We’ve made our share of mistakes as God has led us through several successful courtships over the past eight years. Over the next few months I would like to post an occasional thought or two on the subject.
For today, let’s start with this simple truth:
God’s in control. We’re not.
We certainly have plenty of opportunities to figure this one out as our children grow up. We are not in control. God has given us the job of being earthly representatives of His authority in our children’s lives. That does involve a lot of governing, a lot of decision-making, a lot of discipline.
But it doesn’t take very long to know that we’re ultimately not in control – take the uncanny timing of really messy diapers as a simple, down-to-earth example of this fact. Or how about sleep schedules, interruptions, illnesses, accidents, disagreements and personality clashes? God uses all these childrearing challenges to sanctify us, to make us more like His Son.
God is writing the stories of our children’s lives. We’re primary characters in the story, but we’re not the authors.
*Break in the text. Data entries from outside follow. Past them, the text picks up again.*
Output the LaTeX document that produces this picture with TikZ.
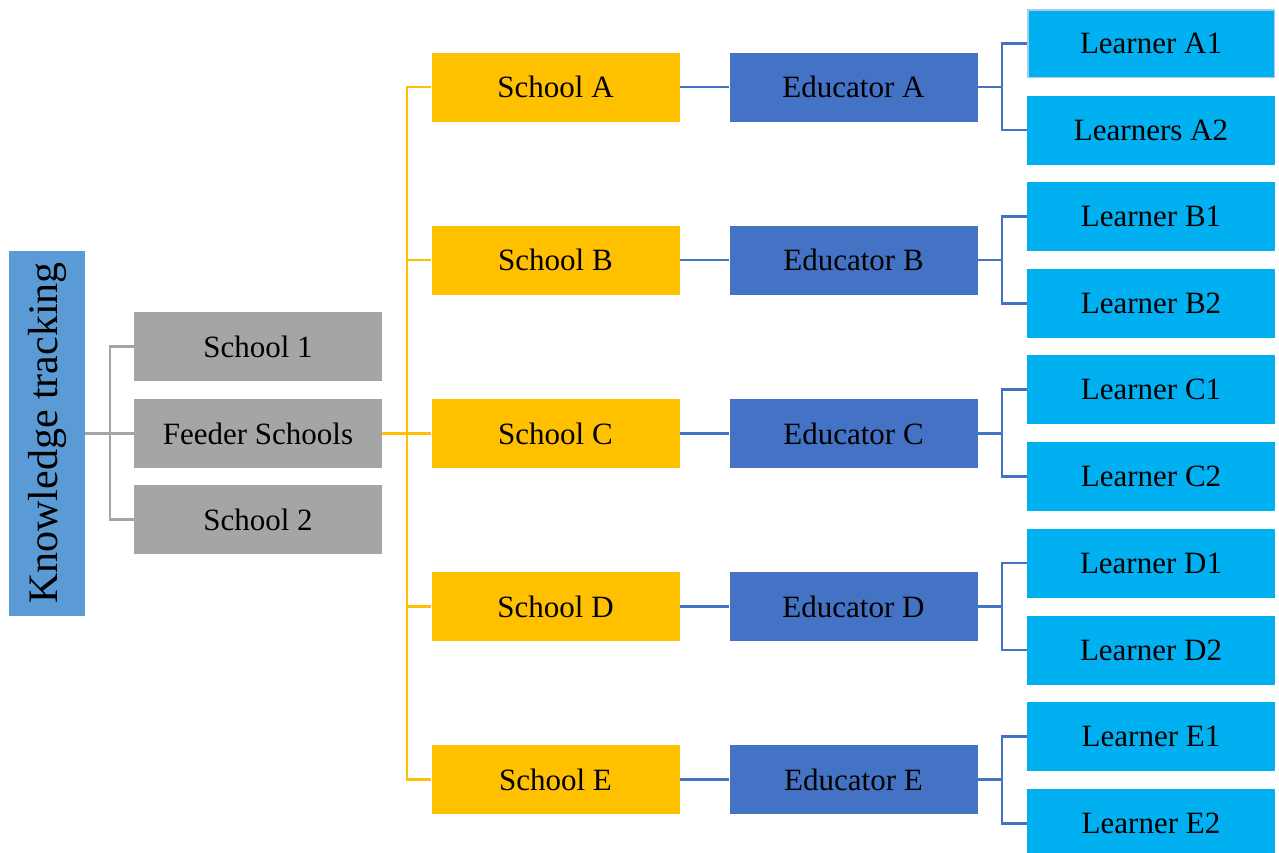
\documentclass[tikz,border=0pt]{standalone}
\usepackage{fontspec}
\setmainfont{Liberation Serif}
\definecolor{cgray}{HTML}{A5A5A5}
\definecolor{cyel}{HTML}{FFC000}
\definecolor{cedu}{HTML}{4472C4}
\definecolor{clrn}{HTML}{00B0F0}
\definecolor{ckt}{HTML}{5B9BD5}
\definecolor{cbord}{HTML}{A9CCEE}
\tikzset{
  box/.style={rectangle, inner sep=0pt, minimum width=248pt, minimum height=69pt, font=\fontsize{31}{33}\selectfont, text=black},
  graybox/.style={box, fill=cgray},
  schoolbox/.style={box, fill=cyel},
  edubox/.style={box, fill=cedu},
  lrnbox/.style={box, fill=clrn},
  conn/.style={line width=2.2pt},
}
\begin{document}
\begin{tikzpicture}[x=1pt,y=-1pt]
\useasboundingbox (0,0) rectangle (1279,852);
\node[rectangle, fill=ckt, minimum width=76pt, minimum height=365pt, inner sep=0pt, font=\fontsize{42}{44}\selectfont] (kt) at (47,433) {\rotatebox{90}{Knowledge tracking}};
% gray
\node[graybox] (s1) at (258,346.5) {School 1};
\node[graybox] (fs) at (258,433.5) {Feeder Schools};
\node[graybox] (s2) at (258,519.5) {School 2};
% schools
\foreach \n/\y in {A/87,B/260,C/433.5,D/606.5,E/779.5}{
  \node[schoolbox] (sch\n) at (555.5,\y) {School \n};
  \node[edubox] (edu\n) at (853.5,\y) {Educator \n};
}
% learners
\node[lrnbox, draw=cbord, line width=1.5pt, minimum width=246.5pt, minimum height=67.5pt] (lA1) at (1151,43.5) {Learner A1};
\node[lrnbox] (lA2) at (1151,130) {Learners A2};
\node[lrnbox] (lB1) at (1151,216.5) {Learner B1};
\node[lrnbox] (lB2) at (1151,303.5) {Learner B2};
\node[lrnbox] (lC1) at (1151,389.5) {Learner C1};
\node[lrnbox] (lC2) at (1151,476.5) {Learner C2};
\node[lrnbox] (lD1) at (1151,563) {Learner D1};
\node[lrnbox] (lD2) at (1151,650) {Learner D2};
\node[lrnbox] (lE1) at (1151,736.5) {Learner E1};
\node[lrnbox] (lE2) at (1151,823.5) {Learner E2};
% gray connectors
\draw[conn, cgray] (kt.east |- fs.west) -- (fs.west);
\draw[conn, cgray] (s1.west) -- ++(-24,0) |- (s2.west);
% yellow
\draw[conn, cyel] (fs.east) -- (schC.west);
\draw[conn, cyel] (schA.west) -- ++(-24,0) |- (schE.west);
\foreach \n in {B,C,D}{ \draw[conn, cyel] (schA.west) ++(-24,0) |- (sch\n.west); }
% blue
\foreach \n in {A,B,C,D,E}{
  \draw[conn, cedu] (sch\n.east) -- (edu\n.west);
  \draw[conn, cedu] (edu\n.east) -- ++(24,0);
  \draw[conn, cedu] (l\n1.west) -- ++(-25,0) |- (l\n2.west);
}
\end{tikzpicture}
\end{document}
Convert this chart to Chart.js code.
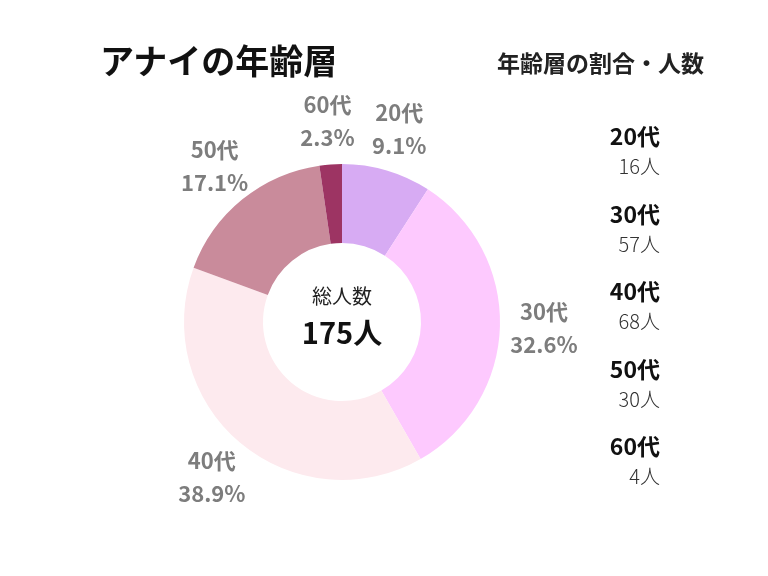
<!DOCTYPE html>
<html><head><meta charset="utf-8">
<script src="https://cdn.jsdelivr.net/npm/chart.js@4/dist/chart.umd.min.js"></script>
<style>
html,body{margin:0;padding:0;background:#fff;}
#wrap{position:relative;width:768px;height:576px;font-family:"Noto Sans CJK JP","Noto Sans",sans-serif;}
canvas{position:absolute;left:0;top:0;}
.t{position:absolute;white-space:nowrap;line-height:1;}
#title{left:100px;top:43px;font-size:34px;font-weight:700;color:#111;}
#sub{left:497px;top:51px;font-size:23px;font-weight:700;color:#222;}
#center1{left:242px;width:200px;text-align:center;top:286px;font-size:20px;color:#222;}
#center2{left:242px;width:200px;text-align:center;top:317px;font-size:29px;font-weight:700;color:#111;}
.lg{position:absolute;right:108px;text-align:right;white-space:nowrap;line-height:1;}
.lg1{font-size:23px;font-weight:700;color:#111;}
.lg2{font-size:20px;font-weight:300;color:#333;}
</style></head>
<body>
<div id="wrap">
<canvas id="c" width="768" height="576"></canvas>
<div class="t" id="title">アナイの年齢層</div>
<div class="t" id="sub">年齢層の割合・人数</div>
<div class="t" id="center1">総人数</div>
<div class="t" id="center2"></div>
</div>
<script>
const categories = ["20代","30代","40代","50代","60代"];
const counts = [16, 57, 68, 30, 4];
const colors = ["#d7abf3","#fdc9fe","#fdeaee","#c98b9b","#9d3463"];
const unit = "人";

const total = counts.reduce((a,b)=>a+b,0);
document.getElementById('center2').textContent = total + unit;

const wrap = document.getElementById('wrap');
categories.forEach((cat,i)=>{
  const top = 124 + i*77.5;
  const a = document.createElement('div');
  a.className='lg lg1'; a.style.top = top+'px'; a.textContent = cat;
  wrap.appendChild(a);
  const b = document.createElement('div');
  b.className='lg lg2'; b.style.top = (top+32)+'px'; b.textContent = counts[i]+unit;
  wrap.appendChild(b);
});

const outsideLabels = {
  id:'outsideLabels',
  afterDatasetsDraw(chart){
    const ctx = chart.ctx;
    const meta = chart.getDatasetMeta(0);
    ctx.save();
    ctx.fillStyle = '#7d7d7d';
    ctx.font = '700 22px "Noto Sans CJK JP", "Noto Sans", sans-serif';
    ctx.textAlign = 'center';
    ctx.textBaseline = 'middle';
    meta.data.forEach((arc,i)=>{
      const p = arc.getProps(['x','y','startAngle','endAngle','outerRadius'], true);
      const mid = (p.startAngle + p.endAngle)/2;
      const r = p.outerRadius + 44;
      const x = p.x + Math.cos(mid)*r;
      const y = p.y + Math.sin(mid)*r;
      const pct = (counts[i]/total*100).toFixed(1) + '%';
      ctx.fillText(categories[i], x, y-16);
      ctx.fillText(pct, x, y+17);
    });
    ctx.restore();
  }
};

new Chart(document.getElementById('c'), {
  type:'doughnut',
  data:{labels:categories, datasets:[{data:counts, backgroundColor:colors, borderWidth:0}]},
  options:{
    responsive:false, animation:false, cutout:'50%',
    layout:{padding:{left:184,right:268,top:164,bottom:96}},
    plugins:{legend:{display:false}, tooltip:{enabled:false}}
  },
  plugins:[outsideLabels]
});
</script>
</body></html>
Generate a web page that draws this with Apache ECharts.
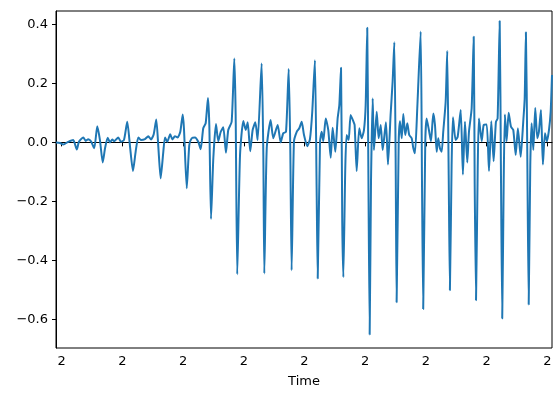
<!DOCTYPE html>
<html>
<head>
<meta charset="utf-8">
<script src="https://cdn.jsdelivr.net/npm/echarts@6/dist/echarts.min.js"></script>
<style>html,body{margin:0;padding:0;background:#fff}#c{width:559px;height:395px}</style>
</head>
<body>
<div id="c"></div>
<script>
// Time in milliseconds
const times = [1995.3,1998.6,2001.3,2005.4,2009.5,2012.4,2014.2,2017.8,2019.8,2021.9,2024.1,2026.8,2029.3,2031.5,2033.8,2035.7,2037.9,2039.8,2041.7,2043.3,2046.6,2048.8,2051.3,2054.0,2056.3,2058.7,2060.9,2063.1,2065.3,2068.6,2071.3,2073.6,2075.8,2077.9,2079.6,2081.5,2083.7,2085.1,2087.0,2089.4,2091.1,2093.3,2095.5,2097.7,2099.7,2100.7,2103.0,2105.1,2107.1,2109.8,2112.5,2114.5,2116.6,2118.6,2120.5,2121.6,2123.0,2124.9,2127.1,2129.0,2131.0,2133.1,2135.3,2137.2,2140.0,2142.2,2143.3,2144.6,2146.9,2149.6,2151.6,2153.2,2155.3,2157.3,2159.5,2161.4,2164.7,2166.1,2166.9,2168.9,2172.1,2174.3,2177.9,2180.4,2182.5,2184.8,2187.0,2188.3,2189.4,2191.3,2193.6,2195.7,2197.7,2199.6,2202.3,2204.5,2206.4,2208.6,2210.0,2210.9,2212.8,2214.2,2215.5,2217.5,2219.6,2221.6,2223.2,2225.4,2227.3,2228.7,2230.1,2231.1,2232.0,2233.6,2234.7,2236.4,2238.0,2240.2,2241.3,2243.0,2245.1,2247.1,2249.0,2250.4,2251.7,2252.5,2253.7,2254.8,2256.2,2257.2,2259.5,2261.1,2262.8,2264.4,2267.1,2268.8,2271.0,2272.6,2274.0,2275.1,2275.9,2277.6,2278.7,2280.1,2281.4,2283.0,2284.7,2286.3,2288.3,2289.6,2291.0,2292.9,2295.7,2296.8,2297.8,2299.5,2300.6,2302.5,2304.2,2306.1,2307.5,2308.9,2310.2,2311.6,2313.0,2314.3,2316.3,2317.6,2318.8,2319.8,2321.2,2322.3,2324.5,2326.2,2328.7,2330.5,2332.2,2334.1,2335.5,2337.7,2339.4,2340.2,2341.3,2342.7,2343.7,2346.0,2347.6,2350.1,2352.0,2353.9,2355.8,2357.7,2359.1,2360.8,2361.8,2362.9,2364.1,2365.1,2366.5,2368.2,2370.1,2372.0,2374.0,2375.8,2378.1,2380.2,2381.4,2382.4,2383.5,2384.7,2386.0,2387.1,2388.5,2390.1,2391.8,2393.1,2394.8,2396.4,2398.1,2399.7,2401.4,2402.8,2403.9];
const values = [0.000,-0.002,-0.007,0.002,0.008,-0.024,0.002,0.017,0.005,0.011,0.004,-0.020,0.055,0.008,-0.068,-0.020,0.016,0.000,0.010,0.004,0.017,0.002,0.008,0.070,-0.015,-0.097,-0.032,0.017,0.008,0.011,0.021,0.010,0.028,0.078,-0.015,-0.122,-0.032,0.017,0.002,0.028,0.010,0.021,0.017,0.036,0.095,0.048,-0.156,-0.009,0.014,0.017,0.002,-0.023,0.048,0.065,0.151,0.059,-0.260,-0.054,0.062,0.004,0.036,0.051,-0.035,0.042,0.070,0.285,0.093,-0.448,-0.043,0.073,0.042,0.068,-0.030,0.042,0.068,0.008,0.268,-0.043,-0.445,-0.020,0.076,0.014,0.059,0.000,0.031,0.036,0.249,-0.020,-0.434,0.002,0.036,0.048,0.070,0.025,-0.013,0.011,0.104,0.279,-0.156,-0.462,0.002,0.036,0.004,0.081,0.042,-0.052,0.050,-0.032,0.081,0.127,0.253,-0.270,-0.458,-0.088,0.025,0.008,0.093,0.072,0.059,-0.097,0.048,0.014,0.042,0.127,0.389,-0.020,-0.652,-0.134,0.149,-0.026,0.104,0.014,0.059,-0.026,0.068,-0.075,0.098,0.206,0.340,-0.054,-0.543,0.002,0.072,0.014,0.096,0.025,0.065,0.025,0.014,-0.018,-0.037,0.115,0.376,-0.134,-0.566,0.002,0.081,0.042,0.004,0.098,0.059,-0.032,0.014,-0.020,-0.032,0.036,0.138,0.310,-0.111,-0.502,-0.077,0.085,0.008,0.019,0.110,-0.109,0.070,-0.068,0.036,0.115,0.359,-0.134,-0.536,-0.088,0.081,0.004,0.059,0.061,-0.097,0.072,-0.064,0.070,0.081,0.412,-0.077,-0.598,-0.134,0.095,0.004,0.101,0.053,0.042,-0.043,0.048,-0.049,0.070,0.149,0.374,-0.020,-0.550,-0.077,0.065,-0.026,0.117,0.014,0.036,0.110,-0.075,0.031,0.004,0.042,0.104,0.229];
const xTicks = [2000,2050,2100,2150,2200,2250,2300,2350,2400];
const yTicks = [-0.6,-0.4,-0.2,0.0,0.2,0.4];
const xName = 'Time';

const data = times.map((t,i)=>[t, values[i]]);
const chart = echarts.init(document.getElementById('c'), null, {renderer:'canvas'});
const font = 'DejaVu Sans';
chart.setOption({
  animation:false,
  backgroundColor:'#ffffff',
  grid:{left:56,right:7,top:11,bottom:47,show:true,borderColor:'#000',borderWidth:1,backgroundColor:'transparent'},
  xAxis:{
    type:'value', min:1995.3, max:2403.9,
    name:xName, nameLocation:'middle', nameGap:27,
    nameTextStyle:{color:'#000',fontFamily:font,fontSize:13},
    axisLine:{show:true,lineStyle:{color:'#000',width:1}},
    axisTick:{show:true,length:4,lineStyle:{color:'#000',width:1},customValues:xTicks},
    axisLabel:{color:'#000',fontFamily:font,fontSize:13,margin:7,customValues:xTicks,interval:0,hideOverlap:false,
      showMinLabel:true,showMaxLabel:true,
      formatter:v=>String(Math.floor(v/1000))},
    splitLine:{show:false}
  },
  yAxis:{
    type:'value', min:-0.698, max:0.446,
    axisLine:{show:true,lineStyle:{color:'#000',width:1}},
    axisTick:{show:true,length:4,lineStyle:{color:'#000',width:1},customValues:yTicks},
    axisLabel:{color:'#000',fontFamily:font,fontSize:13,margin:8,customValues:yTicks,interval:0,
      formatter:v=>v.toFixed(1).replace('-','\u2212')},
    splitLine:{show:false}
  },
  series:[{
    type:'line', data:data, showSymbol:false, symbol:'none', smooth:0.2,
    lineStyle:{color:'#1f77b4',width:2}, itemStyle:{color:'#1f77b4'}
  }]
});
</script>
</body>
</html>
The season of courtship can be a bit scary if we haven’t come to terms with this. We cannot be in control of a courtship any more than we have been in total control of any other aspect of our children’s lives. Yes, we will certainly exercise some level of authority. We may and should offer much wise counsel. We may even advise against marrying a particular person. But we aren’t responsible for creating the perfect courtship. We can’t control the situation, and if we try to, we will probably be getting in the way of what God is trying to do in our children’s lives – and in our lives.
God may bring along someone very different than we had envisioned. He or she may not be just like the people in our family. In fact, they probably shouldn’t be just like us. God is creating a new household with new missions for His kingdom. He’s not duplicating our family and our household.
A potential spouse for our child may come from a very different background. He or she may have a history that includes sins that God has forgiven and that we need to be ready to forgive as well.
We need to acknowledge as adults any children who are ready to seriously consider marriage, and then treat them like adults. If we’ve been slowly letting go of our authority and preparing our children for the responsibilities of adulthood, guiding adult children through the process of courtship will be much more pleasant for everyone. We won’t be tempted to micro-manage or exclude the courting couple from the decision-making process. We’ll be more prepared to let them go, and they’ll be more prepared to take the initiative in setting godly standards for their courtship.
I’m guessing that what I’m trying to say may be misunderstood by some readers. Please don’t think I’m saying we should just stand back and watch our kids do whatever they want when it comes to the opposite sex. God forbid! But we should want to be our children’s allies in this exciting season of their lives.
We lay the foundation for this kind of courtship while our children are young. If we want to be welcomed as guides when our children are ready to move toward marriage, we will remember from their earliest beginnings that they are moving toward godly adulthood and a lifetime of service to Him. We will keep in mind that God has written us into their stories, but He has not given us the responsibility of writing their stories. He will do a much better job than we could ever do, and He’ll give us great joy as we see those stories unfold.